The fryer must be able to hold the amount of sediment produced during cooking until the fryer can be cleaned. Built-in filtration can allow the operator to easily clean the pot of sediment. The amount of sediment produced, and the discipline or ability to clean the pot will help determine the correct design for you. If you don’t have a built-in filter and you cook fresh breaded foods, you should go with either a tube fryer or electric fryer.
Electric fryers generally come with either fixed elements or lift out elements. Fryers with lift out elements are easier to clean. Lower cost electric fryers come with mechanical contactors to control the elements. These have a reduced service life as compared to the higher-end fryers that use solid-state controls. Wide flat elements also have a better service life than the round elements used on less expensive fryers. Electric fryers can easily match and exceed the production capacity of gas fryers. The advantage of electric fryers is that they produce much less heat build-up in the kitchen as compared to gas, and the pot on an electric fryer will generally last a lifetime. The up front fuel cost to operate an electric fryers can be higher as compared to gas, but the energy savings from less heat in the kitchen and lower long term maintenance cost can make up for the difference.
Filtration and proper oil management, using a pump and motor system, will at least double the life of the oil. This results in a cost savings to the operator ranging from $2000 – $4000 per year, per pot. The justification for filtering is simply in the cost savings, the reason to filter is so that you can produce the same quality of food from day to day. Portable filters cost less than built-ins, and can be used for many different fryers. However, they require more time, and usually have a higher maintenance cost.
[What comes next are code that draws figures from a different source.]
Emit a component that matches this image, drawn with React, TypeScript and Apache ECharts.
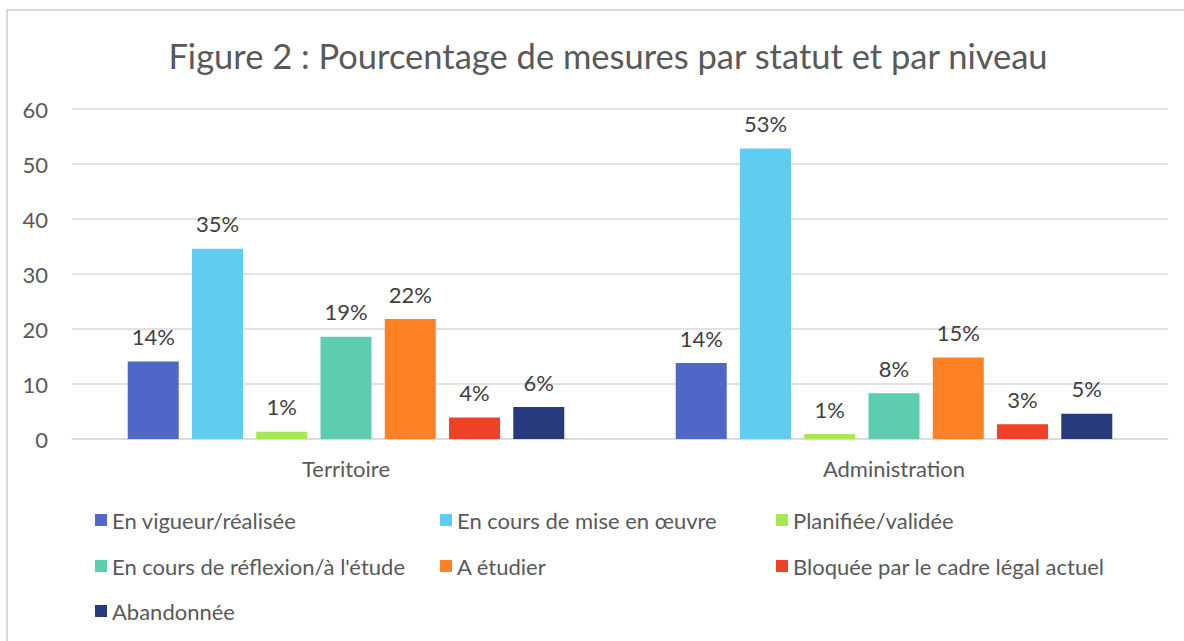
import React, { useEffect, useRef } from "react";
import * as echarts from "echarts";

const categories = ["Territoire", "Administration"];
const seriesNames = [
  "En vigueur/réalisée",
  "En cours de mise en œuvre",
  "Planifiée/validée",
  "En cours de réflexion/à l'étude",
  "A étudier",
  "Bloquée par le cadre légal actuel",
  "Abandonnée",
];
const enVigueur = [14.1, 13.8];
const enCours = [34.6, 52.8];
const planifiee = [1.3, 0.9];
const reflexion = [18.6, 8.3];
const aEtudier = [21.8, 14.8];
const bloquee = [3.9, 2.7];
const abandonnee = [5.8, 4.6];
const seriesValues = [enVigueur, enCours, planifiee, reflexion, aEtudier, bloquee, abandonnee];
const colors = ["#4F67C8", "#5FCCF2", "#A5E84F", "#5DCDB0", "#FF8124", "#EE4126", "#263A7D"];
const yTicks = { min: 0, max: 60, interval: 10 };

const FONT = "Lato";
const TXT = "#595959";

export default function App() {
  const ref = useRef<HTMLDivElement>(null);
  useEffect(() => {
    if (!ref.current) return;
    const chart = echarts.init(ref.current, null, { renderer: "svg" });
    const legendCols = [95, 440, 776];
    const legendRows = [509, 555, 600];
    chart.setOption({
      animation: false,
      textStyle: { fontFamily: FONT },
      title: {
        text: "Figure 2 : Pourcentage de mesures par statut et par niveau",
        left: 603,
        top: 33,
        textAlign: "center",
        textStyle: { fontFamily: FONT, fontSize: 34.5, fontWeight: "normal", color: TXT },
      },
      legend: seriesNames.map((n, i) => ({
        data: [n],
        left: legendCols[i % 3],
        top: legendRows[Math.floor(i / 3)],
        itemWidth: 12,
        itemHeight: 12,
        icon: "rect",
        padding: 0,
        textStyle: { fontFamily: FONT, fontSize: 22, color: TXT },
      })),
      grid: { left: 72, right: 16, top: 109, bottom: 202, containLabel: false },
      xAxis: {
        type: "category",
        data: categories,
        axisLine: { lineStyle: { color: "#D9D9D9", width: 1.5 } },
        axisTick: { show: false },
        axisLabel: { color: TXT, fontSize: 22, fontFamily: FONT, margin: 18 },
      },
      yAxis: {
        type: "value",
        min: yTicks.min,
        max: yTicks.max,
        interval: yTicks.interval,
        axisLine: { show: false },
        axisTick: { show: false },
        axisLabel: { color: TXT, fontSize: 22, fontFamily: FONT, margin: 24 },
        splitLine: { lineStyle: { color: "#D9D9D9", width: 1.5 } },
      },
      series: seriesNames.map((n, i) => ({
        name: n,
        type: "bar",
        data: seriesValues[i],
        barWidth: 51,
        barGap: "26%",
        itemStyle: { color: colors[i] },
        label: {
          show: true,
          position: "top",
          distance: 14,
          color: "#404040",
          fontSize: 22,
          fontFamily: FONT,
          formatter: (p: any) => Math.round(p.value) + "%",
        },
      })),
    });
    return () => chart.dispose();
  }, []);
  return (
    <div style={{ position: "absolute", left: 0, top: 0, width: 1184, height: 641, overflow: "hidden", background: "#fff" }}>
      <div
        style={{
          position: "absolute",
          left: 6,
          top: 9,
          width: 1250,
          height: 700,
          border: "2px solid #D9D9D9",
        }}
      />
      <div ref={ref} style={{ position: "absolute", left: 0, top: 0, width: 1184, height: 641 }} />
    </div>
  );
}
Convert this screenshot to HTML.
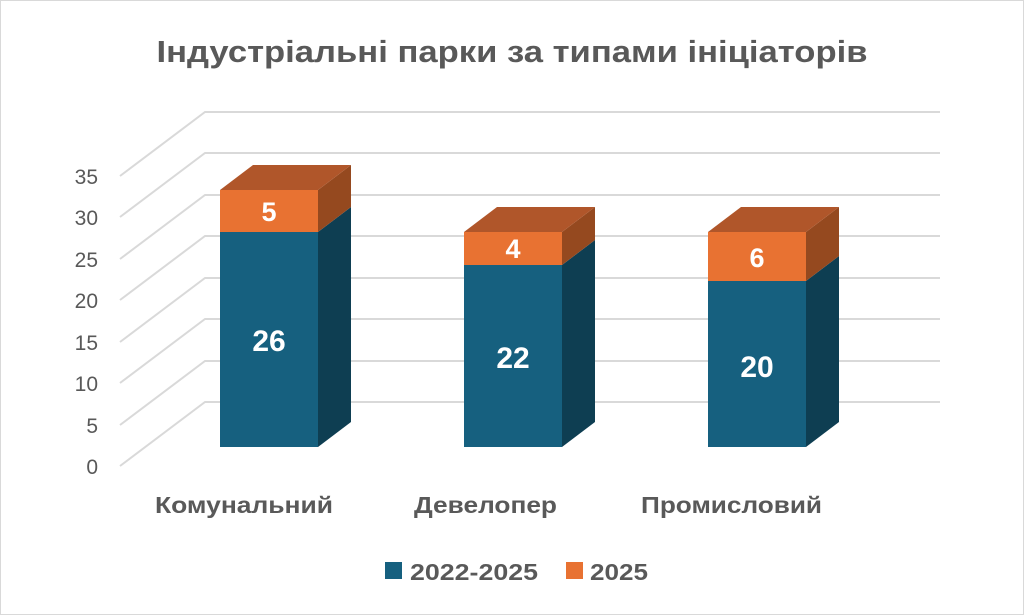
<!DOCTYPE html>
<html><head><meta charset="utf-8"><style>
html,body{margin:0;padding:0;background:#fff}
svg{display:block}
text{font-family:"Liberation Sans","DejaVu Sans",sans-serif;font-weight:bold}
</style></head><body>
<svg width="1024" height="615" viewBox="0 0 1024 615" xmlns="http://www.w3.org/2000/svg">
<rect x="0.5" y="0.5" width="1023" height="614" fill="#fff" stroke="#d9d9d9"/>
<text x="512" y="62" text-anchor="middle" font-size="31" fill="#595959" textLength="711" lengthAdjust="spacingAndGlyphs">Індустріальні парки за типами ініціаторів</text>
<g stroke="#d9d9d9" stroke-width="2" fill="none">
<polyline points="120,466 205,402 940,402"/>
<polyline points="120,425 205,361 940,361"/>
<polyline points="120,383 205,319 940,319"/>
<polyline points="120,342 205,278 940,278"/>
<polyline points="120,300 205,236 940,236"/>
<polyline points="120,259 205,195 940,195"/>
<polyline points="120,217 205,153 940,153"/>
<polyline points="120,176 205,112 940,112"/>
</g>
<g font-size="21" fill="#595959" text-anchor="end">
<text x="98" y="474" style="font-weight:normal">0</text>
<text x="98" y="433" style="font-weight:normal">5</text>
<text x="98" y="391" style="font-weight:normal">10</text>
<text x="98" y="350" style="font-weight:normal">15</text>
<text x="98" y="308" style="font-weight:normal">20</text>
<text x="98" y="267" style="font-weight:normal">25</text>
<text x="98" y="225" style="font-weight:normal">30</text>
<text x="98" y="184" style="font-weight:normal">35</text>
</g>
<g>
<polygon points="318,232 351,207 351,422 318,447" fill="#0E3E52"/>
<polygon points="318,190 351,165 351,207 318,232" fill="#95491F"/>
<polygon points="220,190 253,165 351,165 318,190" fill="#B0562A"/>
<rect x="220" y="232" width="98" height="215" fill="#16607F"/>
<rect x="220" y="190" width="98" height="42" fill="#E87232"/>
<text x="269" y="221" text-anchor="middle" font-size="27" fill="#fff">5</text>
<text x="269" y="351" text-anchor="middle" font-size="30" fill="#fff">26</text>
</g>
<g>
<polygon points="562,265 595,240 595,422 562,447" fill="#0E3E52"/>
<polygon points="562,232 595,207 595,240 562,265" fill="#95491F"/>
<polygon points="464,232 497,207 595,207 562,232" fill="#B0562A"/>
<rect x="464" y="265" width="98" height="182" fill="#16607F"/>
<rect x="464" y="232" width="98" height="33" fill="#E87232"/>
<text x="513" y="258" text-anchor="middle" font-size="27" fill="#fff">4</text>
<text x="513" y="368" text-anchor="middle" font-size="30" fill="#fff">22</text>
</g>
<g>
<polygon points="806,281 839,256 839,422 806,447" fill="#0E3E52"/>
<polygon points="806,232 839,207 839,256 806,281" fill="#95491F"/>
<polygon points="708,232 741,207 839,207 806,232" fill="#B0562A"/>
<rect x="708" y="281" width="98" height="166" fill="#16607F"/>
<rect x="708" y="232" width="98" height="49" fill="#E87232"/>
<text x="757" y="267" text-anchor="middle" font-size="27" fill="#fff">6</text>
<text x="757" y="377" text-anchor="middle" font-size="30" fill="#fff">20</text>
</g>
<g font-size="23" fill="#595959">
<text x="155" y="513" textLength="178" lengthAdjust="spacingAndGlyphs">Комунальний</text>
<text x="414" y="513" textLength="143" lengthAdjust="spacingAndGlyphs">Девелопер</text>
<text x="641" y="513" textLength="181" lengthAdjust="spacingAndGlyphs">Промисловий</text>
</g>
<rect x="385" y="562" width="17" height="17" fill="#16607F"/>
<text x="410" y="580" font-size="23" fill="#595959" textLength="128" lengthAdjust="spacingAndGlyphs">2022-2025</text>
<rect x="566" y="562" width="17" height="17" fill="#E87232"/>
<text x="590" y="580" font-size="23" fill="#595959" textLength="58" lengthAdjust="spacingAndGlyphs">2025</text>
</svg>
</body></html>
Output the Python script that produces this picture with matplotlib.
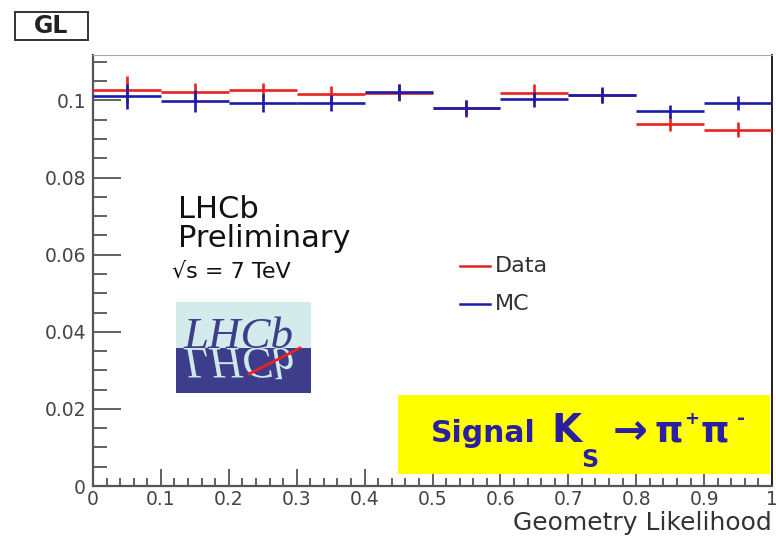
import matplotlib
matplotlib.use("Agg")
import matplotlib.pyplot as plt
from matplotlib.patches import Rectangle, PathPatch
from matplotlib.lines import Line2D
from matplotlib.textpath import TextPath
from matplotlib.font_manager import FontProperties
from matplotlib.transforms import Affine2D
from matplotlib.ticker import MultipleLocator, FormatStrFormatter
import numpy as np

# GL response, Ks -> pi+ pi- signal, 10 bins in [0, 1]
bin_edges = [0.0, 0.1, 0.2, 0.3, 0.4, 0.5, 0.6, 0.7, 0.8, 0.9, 1.0]
data_vals = [0.1028, 0.1023, 0.1026, 0.1016, 0.1020, 0.0980, 0.1020, 0.1013, 0.0940, 0.0924]
data_errs = [0.0035, 0.0022, 0.0020, 0.0022, 0.0022, 0.0022, 0.0023, 0.0020, 0.0020, 0.0019]
mc_vals = [0.1011, 0.0998, 0.0993, 0.0993, 0.1022, 0.0981, 0.1003, 0.1014, 0.0972, 0.0994]
mc_errs = [0.0032, 0.0028, 0.0023, 0.0020, 0.0020, 0.0020, 0.0019, 0.0020, 0.0017, 0.0018]

RED = '#e8221e'
BLUE = '#1c1ca8'
NAVY = '#2a1fa0'
GRAY = '#444444'

plt.rcParams['font.family'] = ['DejaVu Sans']

W, H = 776, 536
fig = plt.figure(figsize=(W / 100, H / 100), dpi=100)
ax = fig.add_axes([93 / W, 1 - 486 / H, (772 - 93) / W, (486 - 55) / H])

edges = np.array(bin_edges)
centers = 0.5 * (edges[:-1] + edges[1:])
half = 0.5 * np.diff(edges)

ax.errorbar(centers, data_vals, xerr=half, yerr=data_errs, fmt='none',
            ecolor=RED, elinewidth=1.9, capsize=0, zorder=3)
ax.errorbar(centers, mc_vals, xerr=half, yerr=mc_errs, fmt='none',
            ecolor=BLUE, elinewidth=1.9, capsize=0, zorder=4)

ax.set_xlim(0, 1)
ax.set_ylim(0, 0.1118)
ax.xaxis.set_major_locator(MultipleLocator(0.1))
ax.xaxis.set_minor_locator(MultipleLocator(0.02))
ax.yaxis.set_major_locator(MultipleLocator(0.02))
ax.yaxis.set_minor_locator(MultipleLocator(0.005))
ax.xaxis.set_major_formatter(FormatStrFormatter('%g'))
ax.yaxis.set_major_formatter(FormatStrFormatter('%g'))

ax.tick_params(axis='both', which='both', direction='in', colors='#555555',
               labelcolor=GRAY, labelsize=13.5, top=False, right=False)
ax.tick_params(axis='y', which='major', length=20, width=1.3, pad=5)
ax.tick_params(axis='y', which='minor', length=10, width=1.3)
ax.tick_params(axis='x', which='major', length=12, width=1.3, pad=3)
ax.tick_params(axis='x', which='minor', length=6, width=1.3)

for side in ['left', 'bottom']:
    ax.spines[side].set_color('#555555')
    ax.spines[side].set_linewidth(1.6)
ax.spines['right'].set_color('#222222')
ax.spines['right'].set_linewidth(1.4)
ax.spines['top'].set_color('#aaaaaa')
ax.spines['top'].set_linewidth(0.8)

ax.set_xlabel('Geometry Likelihood', loc='right', fontsize=18, color='#333333', labelpad=1)

# overlay in figure pixels (y up) for the annotations
ov = fig.add_axes([0, 0, 1, 1], zorder=5)
ov.set_xlim(0, W)
ov.set_ylim(0, H)
ov.axis('off')
ov.patch.set_alpha(0)

# histogram name box
ov.add_patch(Rectangle((15, H - 40), 73, 28, facecolor='white',
                       edgecolor='#333333', linewidth=1.4))
ov.text(51, H - 26, 'GL', fontsize=17, fontweight='bold', color='#222222',
        ha='center', va='center')

# LHCb preliminary label
ov.text(178, H - 218, 'LHCb', fontsize=22, color='#111111', va='baseline')
ov.text(178, H - 247, 'Preliminary', fontsize=22, color='#111111', va='baseline')
ov.text(172, H - 278, '√s = 7 TeV', fontsize=16, color='#111111', va='baseline')

# LHCb logo
logo_l, logo_r, logo_t, logo_b, logo_mid = 176, 311, 302, 393, 348
ov.add_patch(Rectangle((logo_l, H - logo_mid), logo_r - logo_l, logo_mid - logo_t,
                       facecolor='#d3ebea', edgecolor='none'))
lower = Rectangle((logo_l, H - logo_b), logo_r - logo_l, logo_b - logo_mid,
                  facecolor='#3d3d8b', edgecolor='none')
ov.add_patch(lower)
logo_font = FontProperties(family='Liberation Serif', style='italic')
logo_px = 45
ov.text(184, H - logo_mid, 'LHCb', fontproperties=logo_font, fontsize=logo_px * 72 / 100,
        color='#3d3d8b', va='baseline')
mirror = TextPath((0, 0), 'LHCb', size=logo_px, prop=logo_font)
mirror = Affine2D().scale(1, -1).translate(184, H - logo_mid).transform_path(mirror)
refl = PathPatch(mirror, facecolor='#cfe9e9', edgecolor='none')
ov.add_patch(refl)
refl.set_clip_path(lower)
ov.plot([249, 300], [H - 374, H - 348], color='#e8221e', linewidth=2)

# legend
ov.add_line(Line2D([460, 490], [H - 266, H - 266], color=RED, linewidth=1.8))
ov.add_line(Line2D([460, 490], [H - 304, H - 304], color=BLUE, linewidth=1.8))
ov.text(495, H - 266, 'Data', fontsize=16, color='#333333', va='center')
ov.text(495, H - 304, 'MC', fontsize=16, color='#333333', va='center')

# signal box
ov.add_patch(Rectangle((398, H - 474), 372, 79, facecolor='#ffff00', edgecolor='none'))
base = H - 442
ov.text(431, base, 'Signal', fontsize=21.5, fontweight='bold', color=NAVY, va='baseline')
ov.text(551, base, 'K', fontsize=28, fontweight='bold', color=NAVY, va='baseline')
ov.text(581, H - 467, 'S', fontsize=17, fontweight='bold', color=NAVY, va='baseline')
ov.text(630, H - 432, '→', fontsize=30, fontweight='bold', color=NAVY,
        ha='center', va='center')
ov.text(655, base, 'π', fontsize=26, fontweight='bold', color=NAVY, va='baseline')
ov.text(692, H - 419, '+', fontsize=13, fontweight='bold', color=NAVY,
        ha='center', va='center')
ov.text(701, base, 'π', fontsize=26, fontweight='bold', color=NAVY, va='baseline')
ov.text(741, H - 418, '-', fontsize=14, fontweight='bold', color=NAVY,
        ha='center', va='center')

fig.savefig('out.png', dpi=100)
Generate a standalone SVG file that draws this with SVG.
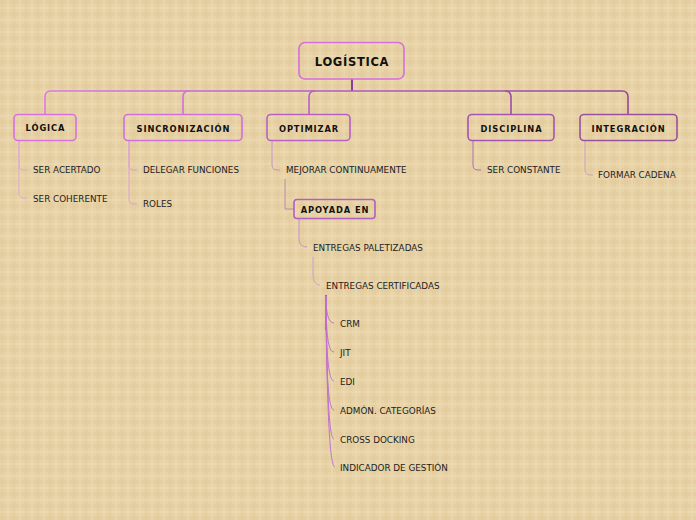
<svg xmlns="http://www.w3.org/2000/svg" width="696" height="520" viewBox="0 0 696 520">
<defs>
<pattern id="bg" width="12" height="12" patternUnits="userSpaceOnUse">
<rect width="12" height="12" fill="#e8d3a7"/>
<rect x="0" y="0" width="4" height="12" fill="#d8bf90" opacity="0.22"/>
<rect x="0" y="0" width="12" height="4" fill="#d8bf90" opacity="0.22"/>
<rect x="7" y="0" width="2" height="12" fill="#efdeb8" opacity="0.35"/>
<rect x="0" y="7" width="12" height="2" fill="#efdeb8" opacity="0.35"/>
</pattern>
<linearGradient id="main" gradientUnits="userSpaceOnUse" x1="45" y1="0" x2="628" y2="0">
<stop offset="0" stop-color="#dc78ea"/>
<stop offset="0.45" stop-color="#b45cc8"/>
<stop offset="1" stop-color="#93479f"/>
</linearGradient>
<style>
.bx{fill:none;stroke-width:1.6}
.t{font-family:"DejaVu Sans",Verdana,sans-serif;font-weight:bold;font-size:8.3px;letter-spacing:0.9px;fill:#111;text-anchor:middle;dominant-baseline:central}
.s{font-family:"DejaVu Sans",Verdana,sans-serif;font-size:8.8px;fill:#222;dominant-baseline:central}
.c{fill:none;stroke-width:1}
</style>
</defs>
<rect width="696" height="520" fill="url(#bg)"/>

<g id="connectors">
<path d="M352,79 V91" stroke="#8a3f98" stroke-width="2" fill="none"/>
<path d="M45,114 V97 Q45,91 51,91 H622 Q628,91 628,97 V114" stroke="url(#main)" stroke-width="1.6" fill="none"/>
<path d="M183,114 V97 Q183,91 189,91" stroke="#d070e0" stroke-width="1.6" fill="none"/>
<path d="M309,114 V97 Q309,91 315,91" stroke="#b85ec8" stroke-width="1.6" fill="none"/>
<path d="M511,114 V97 Q511,91 505,91" stroke="#9c4ca8" stroke-width="1.6" fill="none"/>

<path class="c" stroke="#e0a6d6" d="M19,140 V165 Q19,170 24,170 H27"/>
<path class="c" stroke="#e0a6d6" d="M19,140 V193 Q19,198 24,198 H27"/>
<path class="c" stroke="#d8a0d0" d="M129,140 V165 Q129,170 134,170 H137"/>
<path class="c" stroke="#d8a0d0" d="M129,140 V199 Q129,204 134,204 H137"/>
<path class="c" stroke="#c890c8" d="M272,140 V165 Q272,170 277,170 H280"/>
<path class="c" stroke="#b888a8" d="M285,179 V209 H294"/>
<path class="c" stroke="#cc8ed0" d="M299,219 V240 Q300,247 307,247"/>
<path class="c" stroke="#d0a0d0" d="M313,257 V276 Q314,285 320,285"/>
<path fill="none" stroke="#b452cc" stroke-width="2" d="M326,295 V330"/>
<path class="c" stroke="#c070d0" d="M326,296 C326,312 328,323 334,323"/>
<path class="c" stroke="#c070d0" d="M326,296 C326,335 328,352 334,352"/>
<path class="c" stroke="#c070d0" d="M326,296 C326,360 329,381 334,381"/>
<path class="c" stroke="#c070d0" d="M326,296 C326,385 329,410 334,410"/>
<path class="c" stroke="#c070d0" d="M326,296 C327,410 330,439 334,439"/>
<path class="c" stroke="#c070d0" d="M326,296 C327,435 331,467 335,467"/>
<path class="c" stroke="#b070a8" d="M473,140 V165 Q473,170 478,170 H481"/>
<path class="c" stroke="#c8a0b8" d="M585,140 V169 Q585,175 590,175 H593"/>
</g>

<g id="root">
<rect class="bx" x="299" y="42.5" width="105" height="36.5" rx="6" stroke="#d86ee0" stroke-width="2.2"/>
<text class="t" x="352" y="62" style="font-size:11.5px;letter-spacing:0.7px">LOGÍSTICA</text>
</g>
<g id="logica">
<rect class="bx" x="14" y="114.5" width="62" height="26" rx="4" stroke="#d870e4"/>
<text class="t" x="45.5" y="128">LÓGICA</text>
</g>
<g id="sincronizacion">
<rect class="bx" x="124" y="114.5" width="118" height="26" rx="4" stroke="#d070e0"/>
<text class="t" x="183.5" y="129">SINCRONIZACIÓN</text>
</g>
<g id="optimizar">
<rect class="bx" x="267" y="114.5" width="83" height="26" rx="4" stroke="#b660c8"/>
<text class="t" x="309" y="129">OPTIMIZAR</text>
</g>
<g id="disciplina">
<rect class="bx" x="468" y="114.5" width="86" height="26" rx="4" stroke="#a454b4"/>
<text class="t" x="511.5" y="129">DISCIPLINA</text>
</g>
<g id="integracion">
<rect class="bx" x="580" y="114.5" width="97" height="26" rx="4" stroke="#98509f"/>
<text class="t" x="628.5" y="129">INTEGRACIÓN</text>
</g>
<g id="apoyada">
<rect class="bx" x="294" y="199.5" width="81" height="19" rx="3" stroke="#b060c0"/>
<text class="t" x="335" y="209.5">APOYADA EN</text>
</g>

<g id="ser-acertado"><text class="s" x="33" y="170">SER ACERTADO</text></g>
<g id="ser-coherente"><text class="s" x="33" y="198.5">SER COHERENTE</text></g>
<g id="delegar"><text class="s" x="143" y="170">DELEGAR FUNCIONES</text></g>
<g id="roles"><text class="s" x="143" y="204">ROLES</text></g>
<g id="mejorar"><text class="s" x="286" y="170">MEJORAR CONTINUAMENTE</text></g>
<g id="paletizadas"><text class="s" x="313" y="247.5">ENTREGAS PALETIZADAS</text></g>
<g id="certificadas"><text class="s" x="326" y="285.5">ENTREGAS CERTIFICADAS</text></g>
<g id="crm"><text class="s" x="340" y="323.5">CRM</text></g>
<g id="jit"><text class="s" x="340" y="352.5">JIT</text></g>
<g id="edi"><text class="s" x="340" y="381.5">EDI</text></g>
<g id="admon"><text class="s" x="340" y="410.5">ADMÓN. CATEGORÍAS</text></g>
<g id="cross"><text class="s" x="340" y="439.5">CROSS DOCKING</text></g>
<g id="indicador"><text class="s" x="340" y="467.5">INDICADOR DE GESTIÓN</text></g>
<g id="ser-constante"><text class="s" x="487" y="170">SER CONSTANTE</text></g>
<g id="formar"><text class="s" x="598" y="175">FORMAR CADENA</text></g>
</svg>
Built-in filtration systems are easy to use throughout the day, and generally promote better oil management resulting in better food and reduced costs.
Producing consistent quality fried foods can be made easy by choosing the right fryer. Economy fryers use a simple snap action type thermostat with temperatures ranging as much as 10 to 15 degrees from set point, and do not react to temperature change quickly. Mid to upper range fryers use solid state controls and have much better temperature control. High end fryers with computers have excellent temperature control, and will monitor the cooking curve to give the best and repeatable results. You generally get what you pay for here.
As you can see, price is not always the best answer to solving your frying needs. Ease of operation, menu mix, producing consistent quality foods, and cost of operation should be considered on your next fryer purchase. Generally speaking, low end fryers end up costing you three to four times as much to operate long term, but can get the job done under a budget. The high returns on fried foods combined with the cost savings associated with a quality fryer will allow you to choose the best fryer to meet your operational needs.